Works very well with all the test files from above. Thank you very much.

thelittleO commented 5 years ago

@moewew looks like you found a issue a little different from mine.

MWE of the problem encountered by me:

biber_273.bib, ^M symbols carriage returns:

% Encoding: UTF-8

@Book{Kobek.2016,
 title     = {{I hate the Internet}},
 publisher = {{We Heard You Like Books}},
 year      = {2016},
 author    = {Kobek, Jarett},
 address   = {Los Angeles CA},
 edition   = {1. Ed.},
^M
@Book{Hardy.1990,^M
 author = {Hardy, G. H.},^M
 year = {1990},^M
 title = {{A mathematician's apology}},^M
 address = {Cambridge},^M
 publisher = {{Univ. Press}},^M
}^M

@Book{Schneier.1996,
  title     = {Applied cryptography},
  publisher = {J. Wiley \& Sons},
  year      = {1996},
  author    = {Bruce Schneier},
  address   = {New York},
  edition   = {2. Ed.},
  subtitle  = {Protocols, algorithms, and source code in C},
}

biber_273.tex:

\documentclass{scrbook}                                                                                             

\usepackage[utf8]{inputenc}                                                                                         
\usepackage[T1]{fontenc}                                                                                            
\usepackage[backend=biber, bibencoding=utf8]{biblatex} 

\addbibresource{biber_273.bib}                                                                                                                                                                                                  

\begin{document}

\cite{Kobek.2016}
\cite{Hardy.1990}
\cite{Schneier.1996}
\printbibliography

\end{document}

For Kobek.2016 biber gives the following warning: Biber warning: [682] Utils.pm:193> WARN - I didn't find a database entry for 'Kobek.2016' (section 0). The other entries compile just fine. Maybe biber has a problem with mixed line breaks.

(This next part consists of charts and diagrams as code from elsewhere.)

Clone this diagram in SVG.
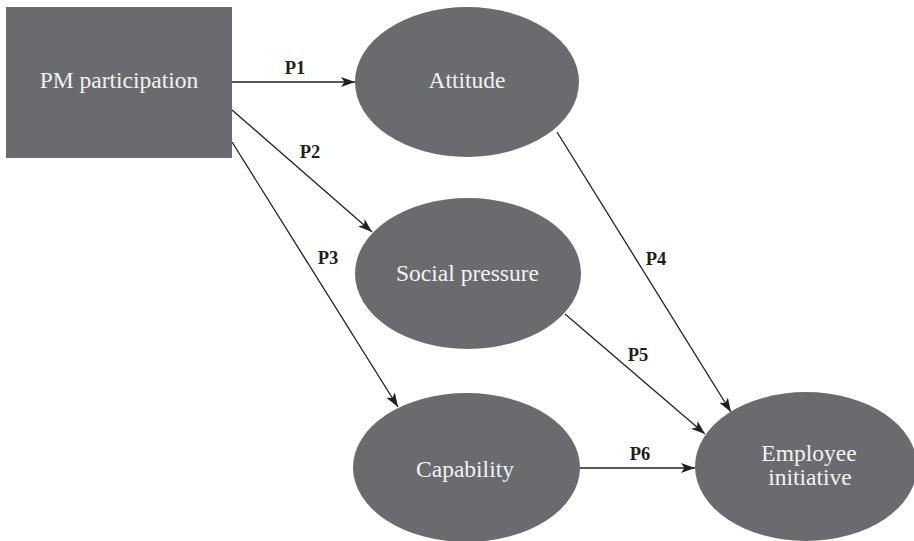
<svg xmlns="http://www.w3.org/2000/svg" width="914" height="541" viewBox="0 0 914 541">
<style>
.node{fill:#6a6b6f}
.nt{font-family:"Liberation Serif","Times New Roman",serif;font-size:23.5px;fill:#f2f2f2;text-anchor:middle}
.lbl{font-family:"Liberation Serif","Times New Roman",serif;font-size:18.5px;font-weight:bold;fill:#231f20;text-anchor:middle}
.edge{stroke:#231f20;stroke-width:1.3;fill:none;marker-end:url(#arr)}
</style>
<defs>
<marker id="arr" markerUnits="userSpaceOnUse" markerWidth="16" markerHeight="12" refX="14" refY="5" orient="auto">
<path d="M0,0 L14,5 L0,10 L3.5,5 Z" fill="#231f20"/>
</marker>
</defs>
<rect width="914" height="541" fill="#ffffff"/>
<g id="connectors">
<line class="edge" x1="232" y1="82" x2="355" y2="82"/>
<line class="edge" x1="232" y1="110" x2="372" y2="232"/>
<line class="edge" x1="232" y1="142" x2="398" y2="407"/>
<line class="edge" x1="557" y1="132" x2="731" y2="412"/>
<line class="edge" x1="565" y1="314" x2="705" y2="434"/>
<line class="edge" x1="580" y1="468" x2="695" y2="468"/>
<text class="lbl" x="295" y="74">P1</text>
<text class="lbl" x="310" y="158">P2</text>
<text class="lbl" x="328" y="264">P3</text>
<text class="lbl" x="656" y="265">P4</text>
<text class="lbl" x="638" y="361">P5</text>
<text class="lbl" x="640" y="460">P6</text>
</g>
<g id="pm">
<rect class="node" x="6" y="7" width="226" height="151"/>
<text class="nt" x="119" y="88">PM participation</text>
</g>
<g id="attitude">
<ellipse class="node" cx="467" cy="82" rx="112" ry="75"/>
<text class="nt" x="467" y="88">Attitude</text>
</g>
<g id="social">
<ellipse class="node" cx="468" cy="273.5" rx="113" ry="75.5"/>
<text class="nt" x="467.5" y="281">Social pressure</text>
</g>
<g id="capability">
<ellipse class="node" cx="466.5" cy="467.5" rx="113.5" ry="74.5"/>
<text class="nt" x="465" y="477">Capability</text>
</g>
<g id="employee">
<ellipse class="node" cx="806" cy="466.5" rx="111" ry="74.5"/>
<text class="nt" x="809" y="461">Employee</text>
<text class="nt" x="810" y="485">initiative</text>
</g>
</svg>
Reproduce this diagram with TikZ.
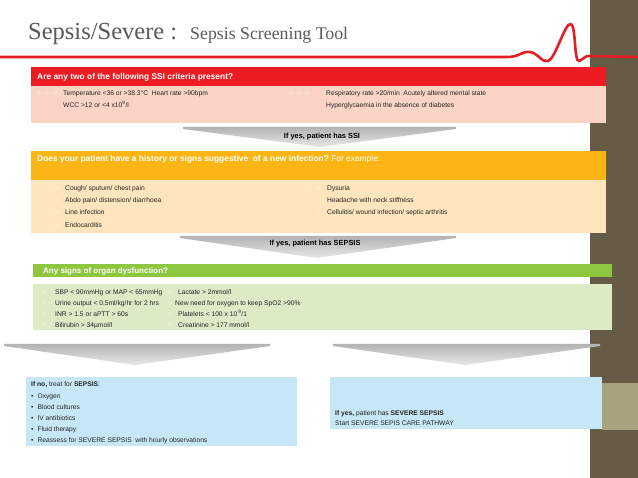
\documentclass[tikz,border=0pt]{standalone}
\usepackage{fontspec}
\setmainfont{Liberation Sans}
\newfontfamily\titlefont{Liberation Serif}
\definecolor{strip}{RGB}{102,92,70}
\definecolor{khaki}{RGB}{169,162,126}
\definecolor{sred}{RGB}{237,28,36}
\definecolor{spink}{RGB}{251,212,197}
\definecolor{sorange}{RGB}{251,182,22}
\definecolor{slorange}{RGB}{254,229,189}
\definecolor{sgreen}{RGB}{141,198,63}
\definecolor{slgreen}{RGB}{221,234,198}
\definecolor{sblue}{RGB}{199,231,247}
\definecolor{ecgred}{RGB}{228,30,38}
\definecolor{titlegrey}{RGB}{90,90,90}
\definecolor{bodytext}{RGB}{35,35,35}
\pgfdeclareradialshading{vign}{\pgfpoint{0bp}{0bp}}{color(0bp)=(white); color(38bp)=(white); color(58bp)=(black!7); color(72bp)=(black!18)}
\begin{document}
\begin{tikzpicture}[x=1pt,y=-1pt,
  txt/.style={anchor=base west, inner sep=0pt, font=\fontsize{6.7}{8}\selectfont, text=bodytext},
  hdr/.style={anchor=base west, inner sep=0pt, font=\fontsize{8.4}{10}\selectfont\bfseries, text=white},
  lbl/.style={anchor=base, inner sep=0pt, font=\fontsize{7.4}{9}\selectfont\bfseries, text=black},
  chev/.style={top color=black!30, bottom color=black!9, draw=none},
  ecg/.style={draw=ecgred, line width=2.6pt, line cap=round, line join=round},
  faint/.style={fill=white, opacity=0.2}]
\useasboundingbox (0,0) rectangle (638,478);
% background
\shade[shading=vign] (0,0) rectangle (590,478);
\fill[strip] (590,0) rectangle (638,478);
\fill[khaki] (602,383) rectangle (638,430);
% ECG line
\draw[ecg] (0,57) -- (508,57) .. controls (519,57) and (522,51) .. (530,52)
  .. controls (538,53) and (542,63) .. (548,61)
  .. controls (556,58) and (565,22) .. (571,24)
  .. controls (576,26) and (574,62) .. (579,61)
  .. controls (583,60) and (585,55) .. (590,56) -- (638,57);
% title
\node[anchor=base west, inner sep=0pt, text=titlegrey, font=\titlefont\fontsize{24.5}{28}\selectfont] (t1) at (28,40) {Sepsis/Severe :};
\node[anchor=base west, inner sep=0pt, text=titlegrey, font=\titlefont\fontsize{17.8}{21}\selectfont] (t2) at (190,40) {Sepsis Screening Tool};

% box 1
\fill[sred] (31,67) rectangle (606,86);
\fill[spink] (31,86) rectangle (606,123);
\node[hdr] (h1) at (37,80) {Are any two of the following SSI criteria present?};
\foreach \x in {37,45,53,289,297,305} \fill[faint] (\x,91.5) rectangle ++(3.5,3.5);
\node[txt] (a1) at (63,95.5) {Temperature <36 or >38.3°C\ \ Heart rate >90bpm};
\node[txt] (a2) at (63,107.5) {WCC >12 or <4 x10\textsuperscript{9}/l};
\node[txt] (a3) at (326,95.5) {Respiratory rate >20/min\ \ Acutely altered mental state};
\node[txt] (a4) at (326,107.5) {Hyperglycaemia in the absence of diabetes};

% arrow 1
\shade[chev] (183,127) -- (456,127) -- (456,129) -- (320,147) -- (183,129) -- cycle;
\node[lbl] (l1) at (322,139) {If yes, patient has SSI};

% box 2
\fill[sorange] (31,151) rectangle (606,180);
\fill[slorange] (31,180) rectangle (606,233);
\node[hdr] (h2) at (37,162) {Does your patient have a history or signs suggestive\ \ of a new infection?\mdseries\ For example:};
\foreach \y in {186.5,198.5,211,223.5} \fill[faint] (56,\y) rectangle ++(3.5,3.5);
\foreach \y in {186.5,198.5,211} \fill[faint] (317,\y) rectangle ++(3.5,3.5);
\node[txt] (b1) at (65,190.5) {Cough/ sputum/ chest pain};
\node[txt] (b2) at (65,202.5) {Abdo pain/ distension/ diarrhoea};
\node[txt] (b3) at (65,215) {Line infection};
\node[txt] (b4) at (65,227.5) {Endocarditis};
\node[txt] (b5) at (327,190.5) {Dysuria};
\node[txt] (b6) at (327,202.5) {Headache with neck stiffness};
\node[txt] (b7) at (327,215) {Cellulitis/ wound infection/ septic arthritis};

% arrow 2
\shade[chev] (180,236) -- (456,236) -- (456,238) -- (317,258) -- (180,238) -- cycle;
\node[lbl] (l2) at (315,246) {If yes, patient has SEPSIS};

% box 3
\fill[sgreen] (33,264) rectangle (612,277);
\fill[slgreen] (33,284) rectangle (612,330);
\node[hdr, font=\fontsize{8}{9.6}\selectfont\bfseries] (h3) at (43,273.5) {Any signs of organ dysfunction?};
\foreach \y in {290.5,301.3,312,322.7} {\fill[faint] (42,\y) rectangle ++(3.5,3.5); \fill[faint] (167,\y) rectangle ++(3.5,3.5);}
\node[txt] (c1) at (55,295) {SBP < 90mmHg or MAP < 65mmHg};
\node[txt] (c2) at (55,305.7) {Urine output < 0.5ml/kg/hr for 2 hrs};
\node[txt] (c3) at (55,316.4) {INR > 1.5 or aPTT > 60s};
\node[txt] (c4) at (55,327.1) {Bilirubin > 34µmol/l};
\node[txt] (c5) at (178,295) {Lactate > 2mmol/l};
\node[txt] (c6) at (175,305.7) {New need for oxygen to keep SpO2 >90\%};
\node[txt] (c7) at (178,316.4) {Platelets < 100 x 10\,\textsuperscript{9}/1};
\node[txt] (c8) at (178,327.1) {Creatinine > 177 mmol/l};

% arrows 3
\shade[chev] (4,344) -- (270,344) -- (270,346) -- (135,365) -- (4,346) -- cycle;
\shade[chev] (333,344) -- (600,344) -- (600,346) -- (465,365) -- (333,346) -- cycle;

% blue boxes
\fill[sblue] (26,377) rectangle (297,446);
\fill[sblue] (330,377) rectangle (602,429);
\node[txt] (d0) at (31,386.5) {\bfseries If no,\mdseries\ treat for \bfseries SEPSIS\mdseries:};
\node[txt] (d1) at (31,398.5) {•\hspace{4pt}Oxygen};
\node[txt] (d2) at (31,409.5) {•\hspace{4pt}Blood cultures};
\node[txt] (d3) at (31,420.5) {•\hspace{4pt}IV antibiotics};
\node[txt] (d4) at (31,432) {•\hspace{4pt}Fluid therapy};
\node[txt] (d5) at (31,443) {•\hspace{4pt}Reassess for SEVERE SEPSIS\ \ with hourly observations};
\node[txt] (e1) at (335,415.5) {\bfseries If yes,\mdseries\ patient has \bfseries SEVERE SEPSIS};
\node[txt] (e2) at (335,426) {Start SEVERE SEPIS CARE PATHWAY};
\end{tikzpicture}
\end{document}
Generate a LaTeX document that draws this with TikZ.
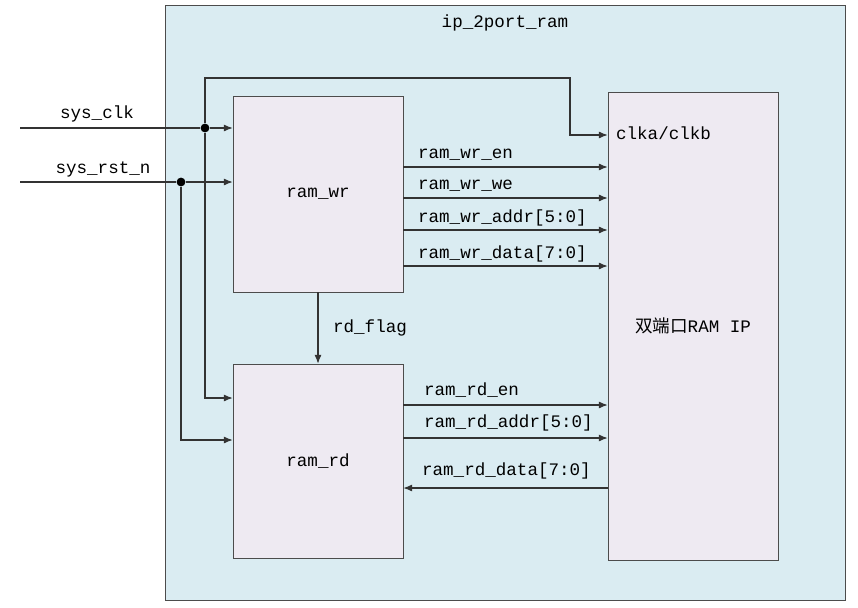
\documentclass[tikz,border=0pt]{standalone}
\usepackage{fontspec}
\setmonofont{Liberation Mono}
\newfontfamily\cjk{Noto Sans CJK SC}
\usetikzlibrary{arrows.meta}
\definecolor{bgblue}{RGB}{218,236,242}
\definecolor{boxfill}{RGB}{238,234,242}
\begin{document}
\begin{tikzpicture}[x=0.02cm,y=-0.02cm,
  blk/.style={draw=black!70,fill=boxfill,inner sep=0pt},
  sig/.style={-{Latex[length=5pt,width=4pt]},black!80,line width=0.6pt},
  lbl/.style={font=\fontsize{10}{12}\selectfont\ttfamily,inner sep=1pt},
  dot/.style={circle,fill=black,inner sep=0pt,minimum size=5pt}]
\useasboundingbox (0,0) rectangle (858,608);
\draw[black!70,fill=bgblue] (165,5) rectangle (845,600);
\node[lbl] (title) at (505,23) {ip\_2port\_ram};
\node[blk,minimum width=170*0.02cm,minimum height=196*0.02cm] (wr) at (318,194) {};
\node[lbl] at (wr) {ram\_wr};
\node[blk,minimum width=170*0.02cm,minimum height=194*0.02cm] (rd) at (318,461) {};
\node[lbl] at (rd) {ram\_rd};
\node[blk,minimum width=170*0.02cm,minimum height=468*0.02cm] (ip) at (693,326) {};
\node[lbl] at (ip) {{\cjk 双端口}RAM IP};
% inputs
\coordinate (clkin) at (20,128);
\coordinate (rstin) at (20,182);
\node[dot] (dclk) at (205,128) {};
\node[dot] (drst) at (181,182) {};
\node[lbl] at (97,114) {sys\_clk};
\node[lbl] at (103,169) {sys\_rst\_n};
\draw[black!80,line width=0.6pt] (clkin) -- (dclk);
\draw[black!80,line width=0.6pt] (rstin) -- (drst);
\draw[sig] (dclk) -- (wr.west |- dclk);
\draw[sig] (drst) -- (wr.west |- drst);
\draw[sig] (dclk) |- (rd.west |- 0,398);
\draw[sig] (drst) |- (rd.west |- 0,440);
\draw[sig] (dclk) |- (570,78) |- (ip.west |- 0,135);
\node[lbl,anchor=west] at (614,133) {clka/clkb};
% write signals
\foreach \y/\t in {167/ram\_wr\_en,198/ram\_wr\_we,230/ram\_wr\_addr[5:0],266/ram\_wr\_data[7:0]}{
  \draw[sig] (wr.east |- 0,\y) -- (ip.west |- 0,\y);
  \node[lbl,anchor=west] at (416,\y-12) {\t};
}
\draw[sig] (wr.south) -- (rd.north);
\node[lbl] at (370,328) {rd\_flag};
\foreach \y/\t in {405/ram\_rd\_en,438/ram\_rd\_addr[5:0]}{
  \draw[sig] (rd.east |- 0,\y) -- (ip.west |- 0,\y);
  \node[lbl,anchor=west] at (422,\y-15) {\t};
}
\draw[sig] (ip.west |- 0,488) -- (rd.east |- 0,488);
\node[lbl,anchor=west] at (420,471) {ram\_rd\_data[7:0]};
\end{tikzpicture}
\end{document}
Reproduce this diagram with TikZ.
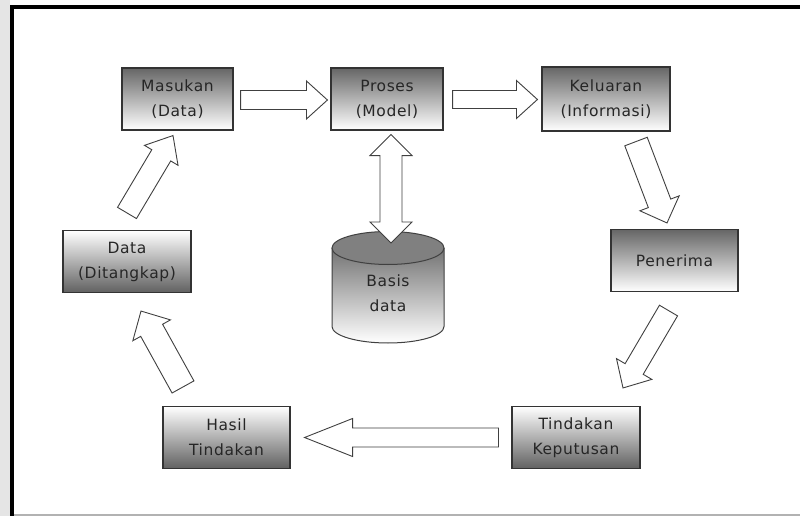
\documentclass[tikz,border=0pt]{standalone}
\usepackage{fontspec}
\usetikzlibrary{calc}
\newfontfamily\lblfont[LetterSpace=4]{DejaVu Sans}

% block arrow: tail, tip, shaft half width, head half width, head length
\newcommand{\blockarrow}[5]{%
  \path ($(#2)!#5!(#1)$) coordinate (hb);
  \draw[fatarrow]
    ($(#1)!#3!90:(#2)$) -- ($(hb)!#3!90:(#2)$) -- ($(hb)!#4!90:(#2)$) --
    (#2) --
    ($(hb)!#4!-90:(#2)$) -- ($(hb)!#3!-90:(#2)$) -- ($(#1)!#3!-90:(#2)$) -- cycle;
}
% double-headed block arrow between two points
\newcommand{\dblarrow}[5]{%
  \path ($(#1)!#5!(#2)$) coordinate (ha) ($(#2)!#5!(#1)$) coordinate (hb);
  \draw[fatarrow]
    (#1) -- ($(ha)!#4!90:(#1)$) -- ($(ha)!#3!90:(#1)$) --
    ($(hb)!#3!-90:(#2)$) -- ($(hb)!#4!-90:(#2)$) -- (#2) --
    ($(hb)!#4!90:(#2)$) -- ($(hb)!#3!90:(#2)$) --
    ($(ha)!#3!-90:(#1)$) -- ($(ha)!#4!-90:(#1)$) -- cycle;
}

\tikzset{
  lbl/.style={font=\lblfont\fontsize{15.5}{25}\selectfont, text=black!85, align=center},
  box/.style={lbl, draw=black!80, line width=1.1pt, minimum height=62pt, inner sep=0pt},
  darktop/.style={box, top color=black!60, bottom color=white},
  darkbottom/.style={box, top color=white, bottom color=black!62},
  fatarrow/.style={draw=black!75, fill=white, line width=0.9pt, line join=miter},
}

\begin{document}
\begin{tikzpicture}[x=1pt, y=-1pt]
\useasboundingbox (0,0) rectangle (800,516);
\fill[white] (0,0) rectangle (800,516);

% outer frame
\fill[black!10] (0,0) rectangle (10,516);
\fill[black] (10,5) rectangle (800,9);
\fill[black] (10,5) rectangle (14,516);
\fill[black!30] (14,513.5) rectangle (800,515.5);

% process boxes
\node[darktop, minimum width=111pt] (mas) at (177.5,99) {Masukan\\(Data)};
\node[darktop, minimum width=112pt] (pro) at (387,99) {Proses\\(Model)};
\node[darktop, minimum width=128pt, minimum height=64pt] (kel) at (606,99) {Keluaran\\(Informasi)};
\node[darktop, minimum width=127pt] (pen) at (674.5,260.5) {Penerima};
\node[darkbottom, minimum width=128pt] (dat) at (127,261.5) {Data\\(Ditangkap)};
\node[darkbottom, minimum width=127pt] (has) at (226.5,437.5) {Hasil\\Tindakan};
\node[darkbottom, minimum width=128pt] (tin) at (576,437.5) {Tindakan\\Keputusan};

% database cylinder
\path[top color=black!55, bottom color=white]
  (332,248) -- (332,326.5) arc[start angle=180, end angle=0, x radius=56, y radius=16.5]
  -- (444,248) -- cycle;
\draw[black!75, line width=1pt]
  (332,248) -- (332,326.5) arc[start angle=180, end angle=0, x radius=56, y radius=16.5]
  -- (444,248);
\draw[black!75, line width=1pt, fill=black!50] (388,248) ellipse [x radius=56, y radius=16.5];
\node[lbl] (db) at (388,293) {Basis\\data};
\coordinate (dbtop) at (391,243);

% connector end points
\coordinate (a1s) at ($(mas.east)+(7,1)$);
\coordinate (a1e) at ($(pro.west)+(-3,1)$);
\coordinate (a2s) at ($(pro.east)+(9,0.5)$);
\coordinate (a2e) at ($(kel.west)+(-4,0.5)$);
\coordinate (a3s) at ($(kel.south)+(30,10)$);
\coordinate (a3e) at ($(pen.north)+(-7.5,-6)$);
\coordinate (a4s) at ($(pen.south)+(-6,18.5)$);
\coordinate (a4e) at ($(tin.north)+(47,-18)$);
\coordinate (a5s) at ($(tin.west)+(-13,0)$);
\coordinate (a5e) at ($(has.east)+(14,0)$);
\coordinate (a6s) at ($(has.north)+(-43.5,-19)$);
\coordinate (a6e) at ($(dat.south)+(14,18)$);
\coordinate (a7s) at ($(dat.north)+(0,-17)$);
\coordinate (a7e) at ($(mas.south)+(-4.5,5)$);
\coordinate (a8s) at ($(pro.south)+(4,4)$);

% block arrows
\blockarrow{a1s}{a1e}{9.5pt}{19pt}{21pt}
\blockarrow{a2s}{a2e}{9pt}{19pt}{21pt}
\blockarrow{a3s}{a3e}{12pt}{21pt}{21pt}
\blockarrow{a4s}{a4e}{10.5pt}{20.5pt}{22pt}
\blockarrow{a5s}{a5e}{9.5pt}{19pt}{48pt}
\blockarrow{a6s}{a6e}{12.5pt}{21.5pt}{22pt}
\blockarrow{a7s}{a7e}{11pt}{19.5pt}{23pt}
\dblarrow{a8s}{dbtop}{11pt}{21pt}{21pt}
\end{tikzpicture}
\end{document}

moewew commented 5 years ago

@thelittleO So this file mixes different line endings? What are the other line ends? Is there any chance you can upload the file somewhere with unchanged line ends or send it to me per email (you can find my address in the biblatex-ext documentation: http://mirrors.ctan.org/macros/latex/contrib/biblatex-contrib/biblatex-ext/biblatex-ext.pdf)? In any case the issue should be resolved with the Biber dev version since it normalises line ends.

I notice that in the example Kobek.2016 is missing the closing curly brace. I'd also like to point out that I'm not too fond of double braces around titles. Only words that must always remain capitalised should be protected, everything else should not be wrapped in additional braces. See also https://tex.stackexchange.com/q/10772/35864, https://tex.stackexchange.com/q/474658/35864, https://tex.stackexchange.com/q/439440/35864.

moewew commented 5 years ago

@thelittleO Thank you very much for the test file. The situation is indeed quite different from what I initially thought was happening. The file in question mainly uses LF to end lines, but one entry uses CR+LF to end lines (the ^Ms in the example above). I can reproduce the issue with Biber 2.12 and am happy to tell you that the problem is resolved with the fix PLK pushed to the dev version of Biber 2.13. I'm afraid I can't offer a better workaround in the meantime than to either make sure all your line ends use the same terminator (easily possible with Notepad++) or to remove the comment in the first line.